Angel Medina started his first food and beverage venture in Portland five years ago and has since opened over eight Mexican-fare establishments, including República, named one of Portland’s top restaurants for 2021 by multiple publications. However, Medina and his staff have faced numerous incidents of harassment. República is especially prone to reviews by people who don’t even eat at the restaurant, but still give it one star because they don’t serve specific dishes, like margaritas, “cheap” street tacos, or chalupas. The negative reviews are never about the food or even the service, but rather that the restaurant isn’t operating how they assume a BIPOC-owned restaurant should operate. “They’re allies on their terms,” Medina states, recounting a time when he had to cut a customer off for drinks and the conversation immediately turned hostile because they felt Medina was not gracious enough that they were “supporting his people.”

The same people who go through a checklist of “inclusive practices,” recoil when a business dares to decide its own menu or priorities the safety of its staff and customers. “There is a hypersensitive button that exists here,” Medina explains. “That when you go into these conversations, you have to code-switch because the minute that your voice changes decibels or you speak to them in the same tonality, you become ABP [angry Black/Brown person].” Once that happens, the message becomes too emotional and invalid for defensive customers. It’s allyship until it’s inconvenient or uncomfortable. 

However, the sense of community keeps many BIPOC-owned businesses going strong. “As imperfect as Portland continues to be, there’s a certain sense of collaboration that exists,” Medina agrees. During the past few years of heightened violence towards the Asian community, Portland’s AAPI food makers came together to create Rice Bowl Posse, a coalition focused on uplifting, supporting, and encouraging each other because the city has not prioritized addressing and protecting these businesses from targeted vandalism and harassment.

Neighborhood-led events such as the Come Thru Market and Vend Again Marketplace highlight BIPOC small businesses that otherwise face numerous additional hurdles getting a booth at the larger city marketplaces. Fitness studios like Seeking Space Yoga and Ecdysiast have created equitable programs and scholarships to make their classes more accessible to a wider range of people.

Tai Harden-Moore is an Equity Consultant and has lived in Portland off and on since 1998. “I do believe that folks in my area, and areas like mine, care about social issues faced by BIPOC communities,” Harden-Moore stated. “But I also believe there is a lot of performative allyship that is preventing us from having the real and difficult conversations that we need to have.”

One of the areas this is most apparent is in the Portland metro-area school districts. In summer 2021, the Newberg school board banned Black Lives Matter and PRIDE symbols. While the pushback on the ban was immediate, something Harden-Moore noticed was that many folks were upset and vocal about the banning of PRIDE symbols, but the conversation wasn’t as loud for Black Lives Matter symbols. “I wouldn’t go as far to say there was no support, because there was,” Harden-Moore clarified, “but as a Black woman, it felt like the support for Black Lives Matter was an afterthought; and to me, therein lies the problem. Black folks and BIPOC folks are not thought of first, even when [the discussion] is about us.”
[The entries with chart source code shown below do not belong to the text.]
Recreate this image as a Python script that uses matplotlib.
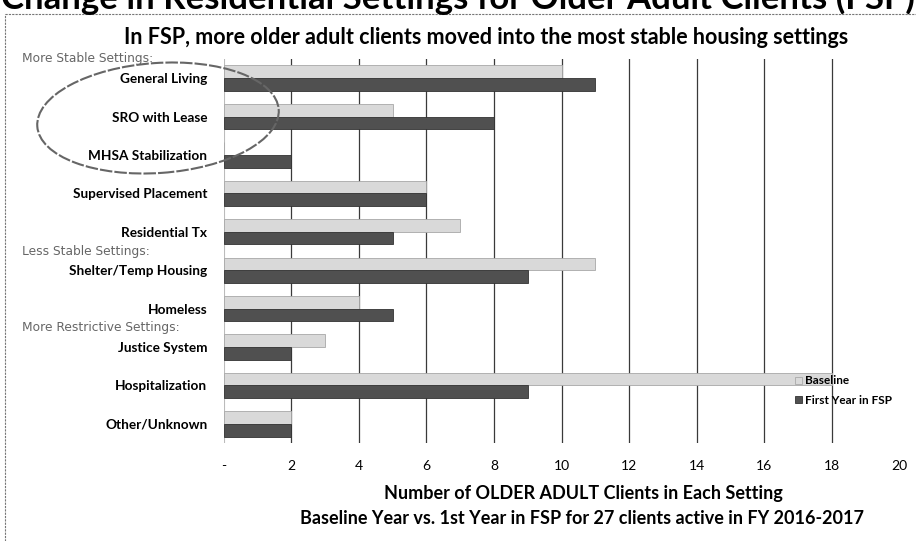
import numpy as np
import matplotlib
matplotlib.use("Agg")
import matplotlib.pyplot as plt
from matplotlib.patches import Ellipse
from matplotlib.lines import Line2D
from matplotlib.transforms import blended_transform_factory

plt.rcParams['font.family'] = ['Lato', 'DejaVu Sans']

# data
categories = ['General Living', 'SRO with Lease', 'MHSA Stabilization',
              'Supervised Placement', 'Residential Tx', 'Shelter/Temp Housing',
              'Homeless', 'Justice System', 'Hospitalization', 'Other/Unknown']
baseline = [10, 5, 0, 6, 7, 11, 4, 3, 18, 2]
first_year = [11, 8, 2, 6, 5, 9, 5, 2, 9, 2]
xticks = [0, 2, 4, 6, 8, 10, 12, 14, 16, 18, 20]
xtick_labels = ['-', '2', '4', '6', '8', '10', '12', '14', '16', '18', '20']
groups = [('More Stable Settings:', 0), ('Less Stable Settings:', 5),
          ('More Restrictive Settings:', 7)]

fig = plt.figure(figsize=(9.16, 5.41), dpi=100)
ax = fig.add_axes([0.2445, 0.181, 0.737, 0.710])

y = np.arange(len(categories))
h = 0.33
ax.barh(y - h / 2, baseline, height=h, color='#d9d9d9', edgecolor='#a8a8a8',
        lw=0.6, label='Baseline', zorder=3)
ax.barh(y + h / 2, first_year, height=h, color='#505050', edgecolor='#333333',
        lw=0.6, label='First Year in FSP', zorder=3)

ax.set_ylim(len(categories) - 0.5, -0.5)
ax.set_xlim(0, 20)
ax.set_yticks(y)
ax.set_yticklabels(categories, fontsize=9.8, fontweight='bold')
ax.set_xticks(xticks)
ax.set_xticklabels(xtick_labels, fontsize=10)
ax.tick_params(length=0, pad=12)
ax.tick_params(axis='x', pad=12)
for x in xticks[1:-1]:
    ax.axvline(x, color='#3a3a3a', lw=0.9, zorder=1)
for s in ax.spines.values():
    s.set_visible(False)
ax.axvline(0, color='#bbbbbb', lw=0.8, zorder=1)

# group headings, on the boundary above their first category
trans = blended_transform_factory(fig.transFigure, ax.transData)
for name, idx in groups:
    ax.text(22 / 916, idx - 0.5, name, transform=trans, fontsize=8.8,
            family='DejaVu Sans', color='#666666', va='center', ha='left')

ax.legend(loc='center left', bbox_to_anchor=(0.856, 0.278), bbox_transform=fig.transFigure,
          frameon=False, handlelength=0.6, handleheight=0.6, handletextpad=0.3,
          labelspacing=0.7, prop={'weight': 'bold', 'size': 8.5})

fig.text(0.531, 1 - 37 / 541, 'In FSP, more older adult clients moved into the most stable housing settings',
         ha='center', va='center', fontsize=15.5, fontweight='bold')
fig.text(0.637, 1 - 493 / 541, 'Number of OLDER ADULT Clients in Each Setting',
         ha='center', va='center', fontsize=13, fontweight='bold')
fig.text(0.635, 1 - 519 / 541, 'Baseline Year vs. 1st Year in FSP for 27 clients active in FY 2016-2017',
         ha='center', va='center', fontsize=13, fontweight='bold')

# cut-off heading at the very top of the scan
fig.text(0.5, 1 - 9 / 541, 'Change in Residential Settings for Older Adult Clients (FSP)',
         ha='center', va='baseline', fontsize=25, fontweight='bold')

# dashed frame of the pasted chart
fig.add_artist(Line2D([5 / 916, 1], [1 - 14 / 541] * 2, transform=fig.transFigure,
                      color='#777777', lw=0.8, ls=(0, (2, 1))))
fig.add_artist(Line2D([5 / 916] * 2, [0, 1 - 14 / 541], transform=fig.transFigure,
                      color='#777777', lw=0.8, ls=(0, (2, 1))))

# hand-drawn ellipse around the most stable settings (inch coordinates)
fig.add_artist(Ellipse((1.58, 5.41 - 1.18), 2.42, 1.10, angle=4,
                       transform=fig.dpi_scale_trans, fill=False, ec='#666666', lw=1.5,
                       ls=(0, (6, 1))))

fig.savefig('out.png', dpi=100)
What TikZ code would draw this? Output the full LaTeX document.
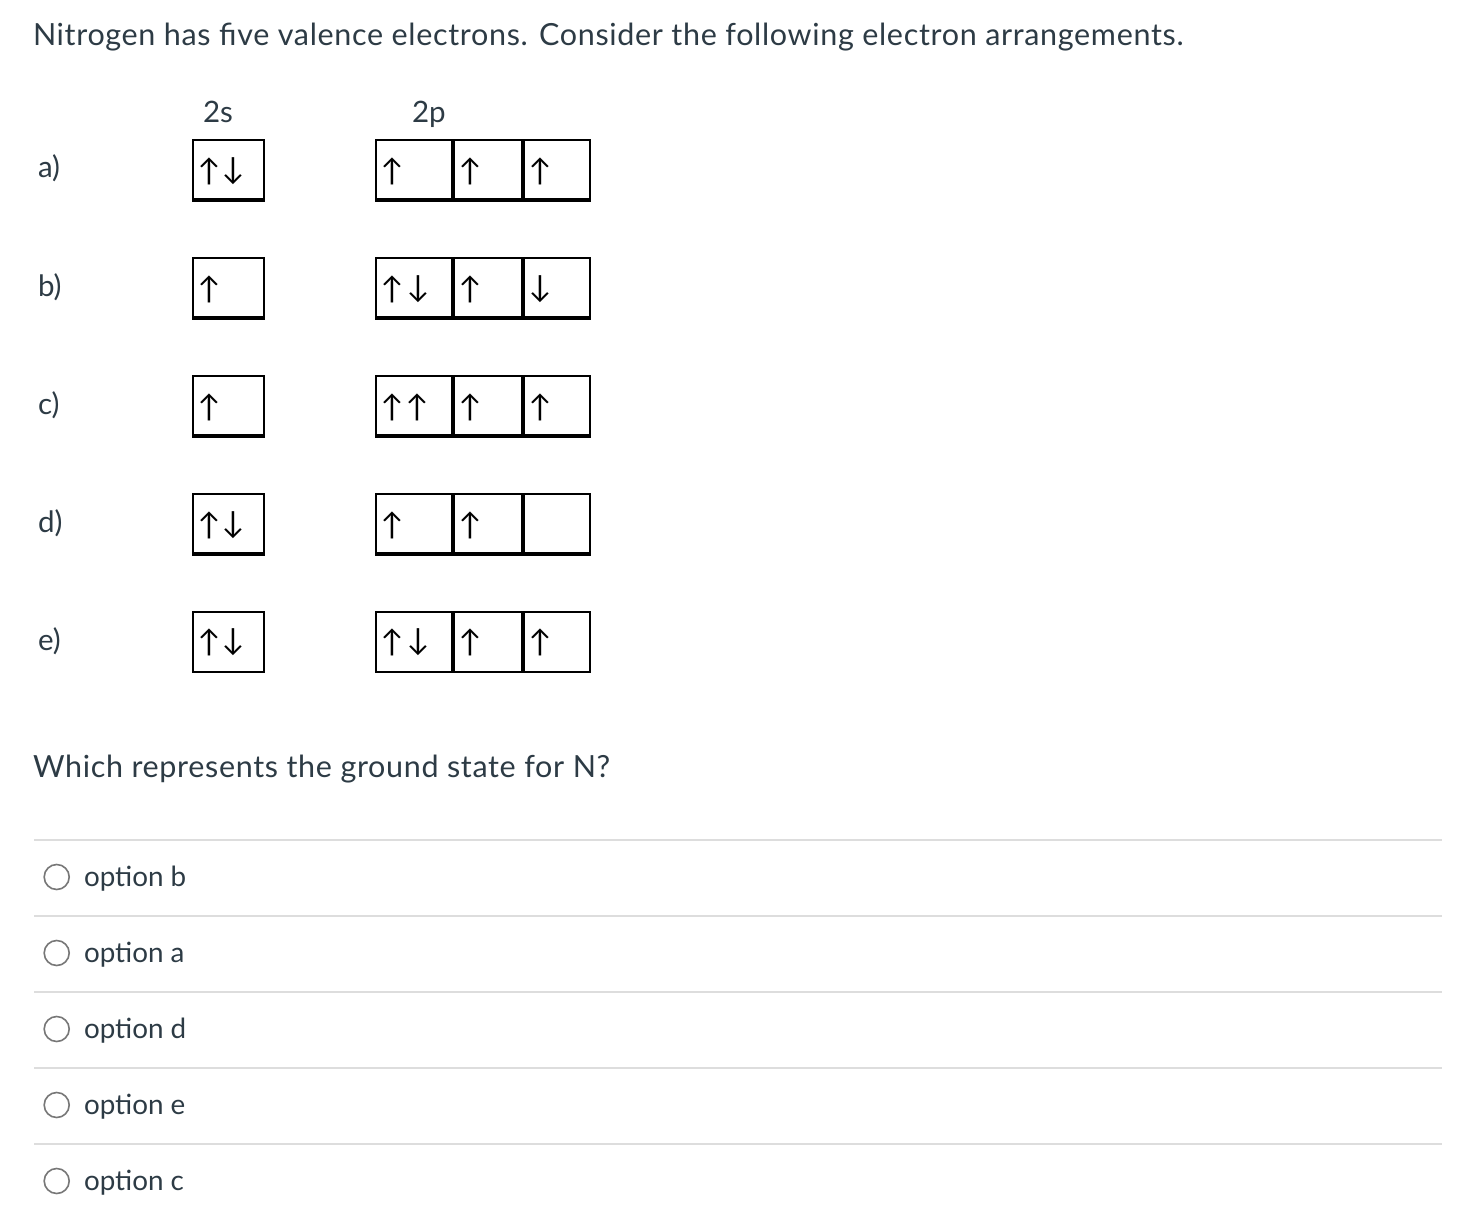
\documentclass[tikz,border=0pt]{standalone}
\usepackage{fontspec}
\setmainfont{Lato}
\newfontfamily\spacedfont[LetterSpace=2.2]{Lato}
\newfontfamily\arrowfont{Lato}
\definecolor{txtc}{HTML}{2D3B45}
\definecolor{sepc}{HTML}{DDDDDD}
\definecolor{radioc}{HTML}{777777}
\tikzset{
  txt/.style={text=txtc, font=\fontsize{29.5}{34}\selectfont, inner sep=0pt, outer sep=0pt, anchor=base west},
  bigtxt/.style={txt, font=\spacedfont\fontsize{30.5}{35}\selectfont},
  opttxt/.style={txt, font=\fontsize{27.8}{32}\selectfont},
  cell/.style={draw=black, line width=2pt, anchor=north west, minimum height=60pt, inner sep=0pt, outer sep=0pt},
  arr/.style={text=black, font=\arrowfont\fontsize{30.5}{34}\selectfont, inner sep=0pt, anchor=center},
  thickline/.style={black, line width=3.5pt},
  sepline/.style={sepc, line width=2pt},
  radio/.style={circle, draw=radioc, line width=1.6pt, minimum size=25pt, inner sep=0pt},
}
\begin{document}
\begin{tikzpicture}[x=1pt,y=-1pt]
\useasboundingbox[fill=white] (0,0) rectangle (1468,1228);

\node[bigtxt] (title) at (33,46) {Nitrogen has five valence electrons. Consider the following electron arrangements.};
\node[txt] (h2s) at (203,123) {2s};
\node[txt] (h2p) at (412,123) {2p};

\foreach \r/\y in {a/140,b/258,c/376,d/494,e/612}{
  \node[txt] (\r lab) at (38,\y+38) {\r)};
  \node[cell, minimum width=71pt] (\r s) at (193,\y) {};
  \node[cell, minimum width=77pt] (\r p1) at (376,\y) {};
  \node[cell, minimum width=70pt] (\r p2) at (453,\y) {};
  \node[cell, minimum width=67pt] (\r p3) at (523,\y) {};
  \draw[thickline] (\r p1.north east) -- (\r p1.south east);
  \draw[thickline] (\r p2.north east) -- (\r p2.south east);
}
\foreach \r in {a,b,c,d}{
  \draw[thickline] ([xshift=-1pt]\r s.south west) -- ([xshift=1pt]\r s.south east);
  \draw[thickline] ([xshift=-1pt]\r p1.south west) -- ([xshift=1pt]\r p3.south east);
}

% row a
\node[arr] (a1) at (209,171) {↑};
\node[arr] (a2) at (233,171) {↓};
\node[arr] (a3) at (392,171) {↑};
\node[arr] (a4) at (470,171) {↑};
\node[arr] (a5) at (540,171) {↑};
% row b
\node[arr] (b1) at (209,289) {↑};
\node[arr] (b3) at (392,289) {↑};
\node[arr] (b4) at (418,289) {↓};
\node[arr] (b5) at (470,289) {↑};
\node[arr] (b6) at (540,289) {↓};
% row c
\node[arr] (c1) at (209,407) {↑};
\node[arr] (c3) at (392,407) {↑};
\node[arr] (c4) at (417,407) {↑};
\node[arr] (c5) at (470,407) {↑};
\node[arr] (c6) at (540,407) {↑};
% row d
\node[arr] (d1) at (209,525) {↑};
\node[arr] (d2) at (233,525) {↓};
\node[arr] (d3) at (392,525) {↑};
\node[arr] (d4) at (470,525) {↑};
% row e
\node[arr] (e1) at (209,642) {↑};
\node[arr] (e2) at (233,642) {↓};
\node[arr] (e3) at (392,642) {↑};
\node[arr] (e4) at (418,642) {↓};
\node[arr] (e5) at (470,642) {↑};
\node[arr] (e6) at (540,642) {↑};

\node[bigtxt] (question) at (33,777) {Which represents the ground state for N?};

\foreach \yy in {840,916,992,1068,1144}{
  \draw[sepline] (34,\yy) -- (1442,\yy);
}
\foreach \k/\t [count=\i from 0] in {ob/option b,oa/option a,od/option d,oe/option e,oc/option c}{
  \node[radio] (r\k) at (56.7,877+76*\i) {};
  \node[opttxt] (t\k) at (84,886+76*\i) {\t};
}
\end{tikzpicture}
\end{document}
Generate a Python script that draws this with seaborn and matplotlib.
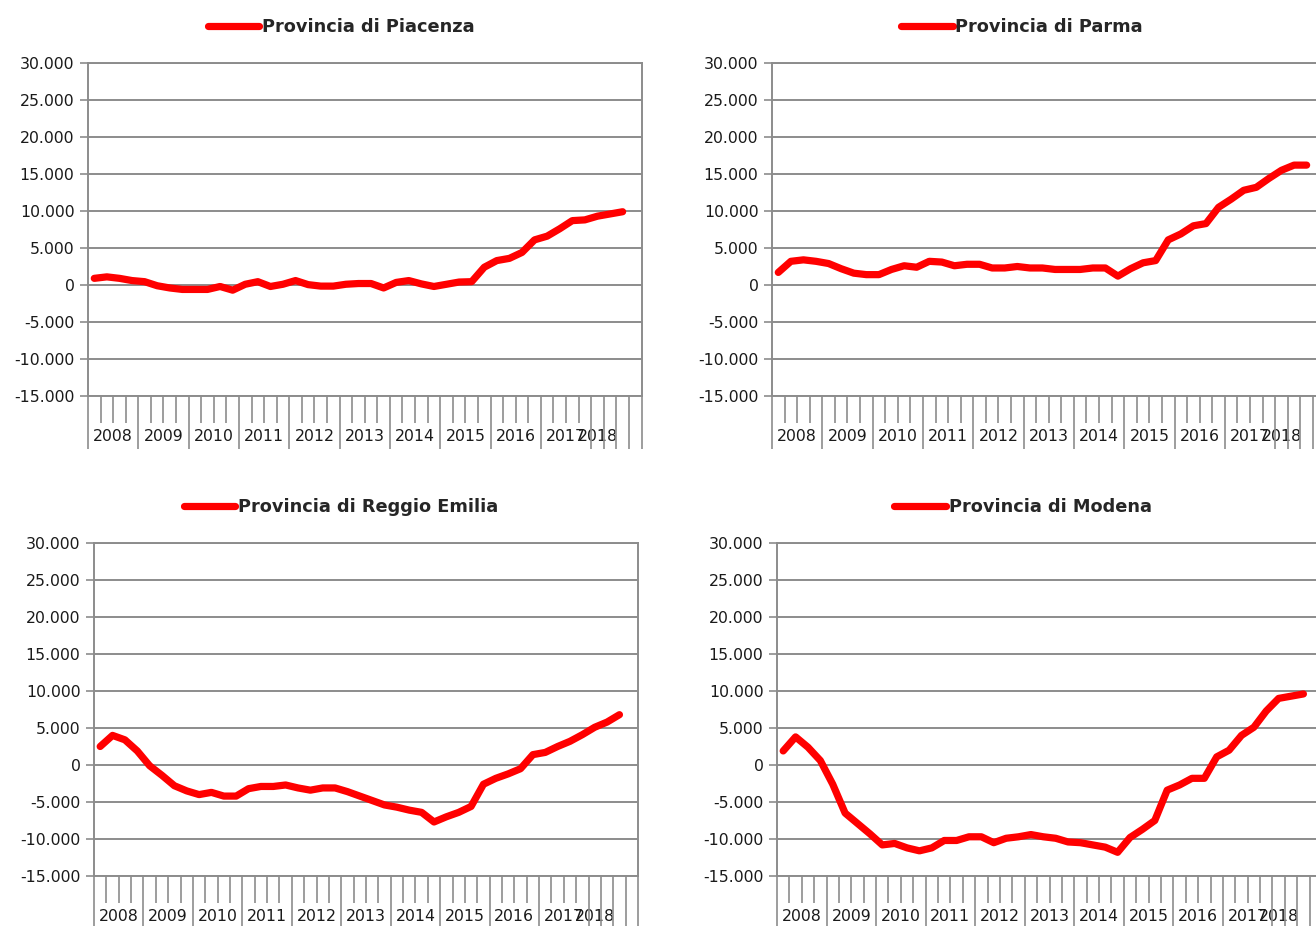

The media makes it very easy to visualize Portland as a progressive utopia because headlines—like history—intentionally exclude nuanced conversations. Portland allocated millions of dollars towards new affordable housing projects, but the majority of these developments are located in far east Portland and Gresham, contributing to gentrification and the displacement of longtime residents of the city. “My husband grew up in N/NE Portland [the historically Black neighborhoods of Portland] and when we are there now, we get looks as if we don’t belong there,” Harden-Moore stated.

If Portland strives to root itself in progressive values, why can’t it seem to implement the intersectionality of community issues? The answer is simple—because it threatens the privilege given by white supremacy. “It sounds good to say you support DEI initiatives, until it’s your power at risk,” Harden-Moore explains. “Meaning your title, your job, whatever power you value and are holding on to.”

Allyship is a commitment. Even for the most open-minded of folks, standing in true solidarity could mean surrendering inherent advantages for yourself and your children. It could mean recognizing that your family benefited or even participated on the wrong side of history. “If they acknowledged it, what are they acknowledging about themselves?” Harden-Moore mused. “We are making good strides, but it’s just not time to pat ourselves on the back yet. We still have a long way to go.”

When Drag Brunch ended, my burning throat and I filed out of the restaurant with the other patrons. The chatter from the crowd was buzzing, a handful of people changing their location on social media from Portland to “on stolen land” before slipping their phones back in their pockets. They didn’t note whose land was stolen—that would require acknowledging the land could still be returned to someone—or who stole the land, which would also require acknowledging that restitution is an option. But “A for effort,” I guess.

On the walk back to my car, every house I passed proudly displayed “Black Lives Matter” signs on their windows and front lawn. But I was the only Black person there.

2 Comments
T
Taylor27489 April 8, 2022

I have never seen a piece about Portland that sums up the social climate so accurately before. This is the reason why being "liberal" or "blue" is not enough. 

L
LG30 April 7, 2022

Very well written article, thank you for sharing. There is always very little to no concrete action behind some of the demonstrations that have happened in Portland. It would be nice to see some actual initiatives rather than constant cyclical demonstrations.